Determination of Relocation Status
The court next addressed the issue of whether YLLC was considered to have relocated under the statute. The district court found that YLLC did not occupy the property at the time of the taking and thus was not forced to relocate. YLLC conceded that physical occupancy was a prerequisite for claiming minimum compensation but argued that the lack of occupancy resulted from the project that necessitated the condemnation. Despite this argument, the court maintained that occupancy was essential and that YLLC had not fulfilled this condition. The court rejected the notion that YLLC could retroactively claim occupancy based on an assumption that a building would have been constructed had the taking not occurred. As a result, the court affirmed the district court's conclusion that YLLC was not forced to relocate, and therefore, it was not entitled to minimum compensation.

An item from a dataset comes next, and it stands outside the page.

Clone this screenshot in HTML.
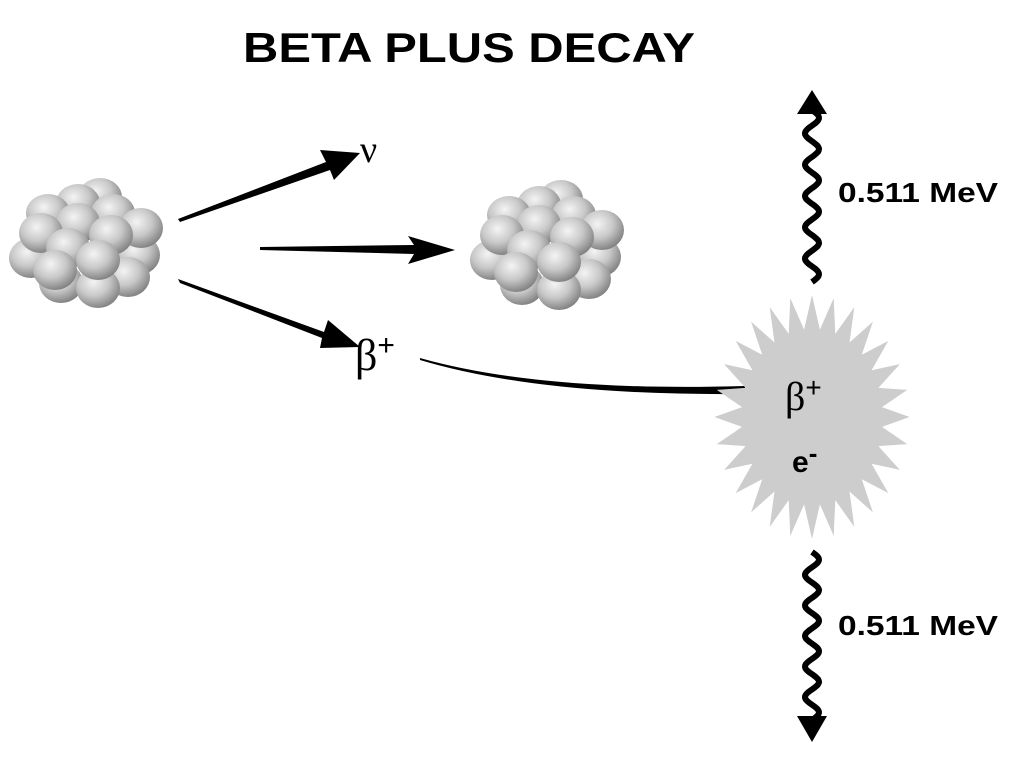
<!DOCTYPE html>
<html><head><meta charset="utf-8"><style>
html,body{margin:0;padding:0;background:#fff}
svg{display:block}
</style></head><body>
<svg id="s" width="1034" height="771" viewBox="0 0 1034 771" xmlns="http://www.w3.org/2000/svg">
<defs>
<radialGradient id="g" cx="0.4" cy="0.35" r="0.7">
<stop offset="0" stop-color="#f4f4f4"/><stop offset="0.5" stop-color="#c8c8c8"/><stop offset="1" stop-color="#7a7a7a"/>
</radialGradient>
<g id="nuc">
<ellipse cx="102" cy="197" rx="22" ry="19" fill="url(#g)"/>
<ellipse cx="80" cy="203" rx="22" ry="19" fill="url(#g)"/>
<ellipse cx="50" cy="213" rx="22" ry="19" fill="url(#g)"/>
<ellipse cx="115" cy="213" rx="22" ry="19" fill="url(#g)"/>
<ellipse cx="140" cy="255" rx="22" ry="20" fill="url(#g)"/>
<ellipse cx="130" cy="277" rx="22" ry="20" fill="url(#g)"/>
<ellipse cx="33" cy="258" rx="22" ry="20" fill="url(#g)"/>
<ellipse cx="143" cy="228" rx="22" ry="20" fill="url(#g)"/>
<ellipse cx="80" cy="223" rx="22" ry="20" fill="url(#g)"/>
<ellipse cx="43" cy="233" rx="22" ry="20" fill="url(#g)"/>
<ellipse cx="113" cy="235" rx="22" ry="20" fill="url(#g)"/>
<ellipse cx="63" cy="283" rx="22" ry="20" fill="url(#g)"/>
<ellipse cx="70" cy="248" rx="22" ry="20" fill="url(#g)"/>
<ellipse cx="57" cy="270" rx="22" ry="20" fill="url(#g)"/>
<ellipse cx="100" cy="288" rx="22" ry="20" fill="url(#g)"/>
<ellipse cx="100" cy="260" rx="22" ry="20" fill="url(#g)"/>
</g>
</defs>
<text x="469" y="62" text-anchor="middle" font-family="Liberation Sans, sans-serif" font-weight="bold" font-size="42" textLength="452" lengthAdjust="spacingAndGlyphs">BETA PLUS DECAY</text>
<use href="#nuc" x="-2" y="0"/>
<use href="#nuc" x="459" y="2"/>
<polygon points="178,219 326,162 320,150 360,153 334,180 330,170 180,222" fill="#000"/>
<polygon points="260,247 414,245 408,236 455,250 408,264 414,254 260,250" fill="#000"/>
<polygon points="178,279 324,332 328,320 360,347 320,348 322,338 180,283" fill="#000"/>
<path d="M420,358 Q540,392 745,386 L745,394 Q540,396 420,360 Z" fill="#000"/>
<text x="360" y="162" font-family="Liberation Serif, serif" font-size="38">ν</text>
<text x="355" y="370" font-family="Liberation Serif, serif" font-size="44">β<tspan font-family="Liberation Sans, sans-serif" font-size="30" dy="-15">+</tspan></text>
<polygon id="star" fill="#cdcdcd"/>
<text x="785" y="410" font-family="Liberation Serif, serif" font-size="40">β<tspan font-family="Liberation Sans, sans-serif" font-size="28" dy="-13">+</tspan></text>
<text x="792" y="472" font-family="Liberation Sans, sans-serif" font-weight="bold" font-size="30">e<tspan font-size="26" dy="-10">-</tspan></text>
<path id="w1" fill="none" stroke="#000" stroke-width="6"/>
<path id="w2" fill="none" stroke="#000" stroke-width="6"/>
<polygon points="812,90 827,114 797,114" fill="#000"/>
<polygon points="812,742 827,716 797,716" fill="#000"/>
<text x="838" y="202" font-family="Liberation Sans, sans-serif" font-weight="bold" font-size="28" textLength="160" lengthAdjust="spacingAndGlyphs">0.511 MeV</text>
<text x="838" y="635" font-family="Liberation Sans, sans-serif" font-weight="bold" font-size="28" textLength="160" lengthAdjust="spacingAndGlyphs">0.511 MeV</text>
</svg>
<script>
var p=[],n=28,cx=812,cy=417;
for(var i=0;i<2*n;i++){var a=-Math.PI/2+i*Math.PI/n,r=i%2?88:122;p.push((cx+r*Math.cos(a)*0.8).toFixed(1)+","+(cy+r*Math.sin(a)).toFixed(1));}
document.getElementById('star').setAttribute('points',p.join(' '));
function wave(y0,y1){var d="M812,"+y0,steps=120;for(var i=1;i<=steps;i++){var y=y0+(y1-y0)*i/steps;var x=812+7*Math.sin((y-y0)/(y1-y0)*Math.PI*2*5.5);d+=" L"+x.toFixed(1)+","+y.toFixed(1);}return d;}
document.getElementById('w1').setAttribute('d',wave(282,110));
document.getElementById('w2').setAttribute('d',wave(552,720));
</script>
</body></html>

Rejection of the Project-Influence Argument
YLLC attempted to invoke the project-influence rule, arguing that the taking itself impacted its ability to occupy the property. This rule generally prevents any increase or decrease in property value due to a proposed improvement from being considered in determining just compensation. However, the court found that YLLC misapplied this rule by seeking to excuse its lack of occupancy rather than to address valuation issues. The court noted that while the project-influence rule has been used in the context of valuation for just compensation, it was not appropriate to apply it to statutory claims for minimum compensation in this case. Ultimately, the court concluded that expanding the application of this rule fell outside its jurisdiction and that such a change needed to come from the supreme court or the legislature.
Conclusion
In conclusion, the Court of Appeals affirmed the district court’s ruling that YLLC was not entitled to minimum compensation under Minnesota's minimum-compensation statute. The court established that because YLLC was the sole owner of the property and did not occupy it at the time of the taking, it did not meet the statutory requirements for minimum compensation. The court reinforced the importance of adhering to the statute's explicit definitions and requirements, which are designed to ensure that those who are genuinely affected by a taking receive appropriate compensation. By focusing strictly on the plain language of the statute, the court underscored the necessity of clarity in property law and the limitations placed on claims for compensation in eminent-domain proceedings.